= Goal of the exercise =
Extract each line holding the word "with" from the entries.

(Plotting code records)
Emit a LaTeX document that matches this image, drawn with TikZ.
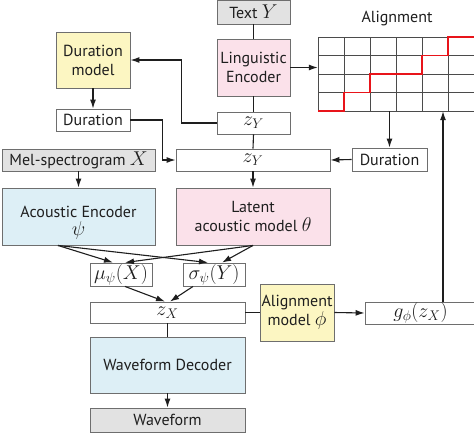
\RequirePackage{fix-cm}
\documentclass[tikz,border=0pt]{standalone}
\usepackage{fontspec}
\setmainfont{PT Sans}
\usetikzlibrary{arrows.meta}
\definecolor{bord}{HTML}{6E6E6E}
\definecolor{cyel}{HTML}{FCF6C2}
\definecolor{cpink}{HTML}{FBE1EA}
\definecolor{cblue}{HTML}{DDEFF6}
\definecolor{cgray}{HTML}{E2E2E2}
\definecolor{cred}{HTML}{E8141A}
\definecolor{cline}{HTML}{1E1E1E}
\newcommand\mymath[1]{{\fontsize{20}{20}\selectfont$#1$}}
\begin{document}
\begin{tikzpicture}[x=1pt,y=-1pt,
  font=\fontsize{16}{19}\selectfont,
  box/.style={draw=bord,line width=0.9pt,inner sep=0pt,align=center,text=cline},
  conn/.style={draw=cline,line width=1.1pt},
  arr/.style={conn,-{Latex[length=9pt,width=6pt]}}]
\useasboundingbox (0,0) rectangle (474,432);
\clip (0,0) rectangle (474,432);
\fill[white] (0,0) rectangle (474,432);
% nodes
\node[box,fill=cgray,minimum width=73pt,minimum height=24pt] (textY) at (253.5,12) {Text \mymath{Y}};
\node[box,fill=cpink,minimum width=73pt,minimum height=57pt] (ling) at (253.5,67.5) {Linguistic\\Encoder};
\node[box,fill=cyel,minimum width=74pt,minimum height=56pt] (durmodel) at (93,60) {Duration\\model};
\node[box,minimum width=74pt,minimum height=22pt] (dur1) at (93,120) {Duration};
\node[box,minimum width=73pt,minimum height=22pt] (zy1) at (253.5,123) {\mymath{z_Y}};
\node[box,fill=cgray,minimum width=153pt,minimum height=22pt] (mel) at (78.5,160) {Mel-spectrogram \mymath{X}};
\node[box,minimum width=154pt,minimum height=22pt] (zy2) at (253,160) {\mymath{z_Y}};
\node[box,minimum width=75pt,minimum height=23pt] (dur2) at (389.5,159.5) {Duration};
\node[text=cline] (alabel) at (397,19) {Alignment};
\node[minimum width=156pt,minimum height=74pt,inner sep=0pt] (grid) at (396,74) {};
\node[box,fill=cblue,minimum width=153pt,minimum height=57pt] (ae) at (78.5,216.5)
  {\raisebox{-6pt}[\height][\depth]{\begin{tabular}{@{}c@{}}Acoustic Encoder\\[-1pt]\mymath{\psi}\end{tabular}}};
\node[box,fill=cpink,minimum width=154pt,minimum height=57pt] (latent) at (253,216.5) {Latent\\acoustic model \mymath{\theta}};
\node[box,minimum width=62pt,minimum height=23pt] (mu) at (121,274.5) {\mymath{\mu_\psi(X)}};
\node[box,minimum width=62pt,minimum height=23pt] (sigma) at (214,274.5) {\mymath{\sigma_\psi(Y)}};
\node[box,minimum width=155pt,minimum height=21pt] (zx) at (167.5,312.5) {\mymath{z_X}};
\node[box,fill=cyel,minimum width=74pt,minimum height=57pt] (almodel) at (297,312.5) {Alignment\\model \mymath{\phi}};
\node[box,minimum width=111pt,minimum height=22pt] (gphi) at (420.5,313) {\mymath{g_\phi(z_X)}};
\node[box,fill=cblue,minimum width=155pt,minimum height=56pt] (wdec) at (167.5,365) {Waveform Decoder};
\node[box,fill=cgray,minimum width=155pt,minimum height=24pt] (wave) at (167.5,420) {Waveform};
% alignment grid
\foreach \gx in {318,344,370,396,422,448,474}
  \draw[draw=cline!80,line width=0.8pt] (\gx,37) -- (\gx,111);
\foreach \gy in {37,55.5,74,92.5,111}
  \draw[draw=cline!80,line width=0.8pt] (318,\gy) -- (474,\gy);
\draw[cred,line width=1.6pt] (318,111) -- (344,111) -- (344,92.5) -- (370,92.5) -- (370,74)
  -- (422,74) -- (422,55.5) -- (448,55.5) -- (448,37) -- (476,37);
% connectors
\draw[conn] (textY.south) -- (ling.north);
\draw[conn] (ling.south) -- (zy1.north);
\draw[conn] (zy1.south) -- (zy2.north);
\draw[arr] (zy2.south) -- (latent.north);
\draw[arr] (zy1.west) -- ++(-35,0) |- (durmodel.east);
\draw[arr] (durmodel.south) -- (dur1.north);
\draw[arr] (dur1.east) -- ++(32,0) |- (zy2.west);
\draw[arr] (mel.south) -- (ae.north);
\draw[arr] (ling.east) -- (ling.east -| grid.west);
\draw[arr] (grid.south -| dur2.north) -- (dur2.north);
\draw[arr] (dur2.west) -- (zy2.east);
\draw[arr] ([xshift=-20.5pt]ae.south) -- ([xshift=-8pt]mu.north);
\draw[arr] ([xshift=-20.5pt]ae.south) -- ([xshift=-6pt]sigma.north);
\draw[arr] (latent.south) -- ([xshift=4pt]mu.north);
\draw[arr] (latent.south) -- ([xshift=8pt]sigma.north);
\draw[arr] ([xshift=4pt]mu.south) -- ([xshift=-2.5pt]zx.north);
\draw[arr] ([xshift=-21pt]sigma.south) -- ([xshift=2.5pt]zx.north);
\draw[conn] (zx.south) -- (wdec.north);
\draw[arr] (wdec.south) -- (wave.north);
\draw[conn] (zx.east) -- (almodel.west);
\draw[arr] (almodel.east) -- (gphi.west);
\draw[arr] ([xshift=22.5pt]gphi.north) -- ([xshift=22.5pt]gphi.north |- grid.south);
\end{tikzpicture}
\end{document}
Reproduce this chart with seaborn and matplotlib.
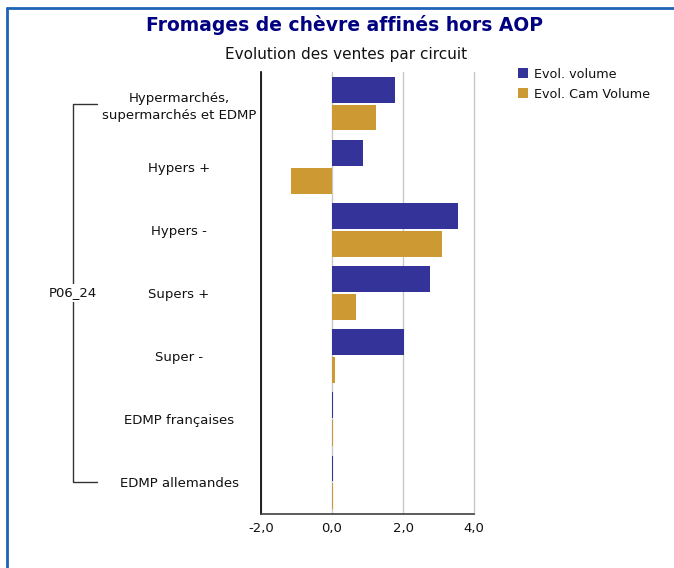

= Task answer =
Emit a LaTeX document that matches this image, drawn with TikZ.
Reproduce this chart with seaborn and matplotlib.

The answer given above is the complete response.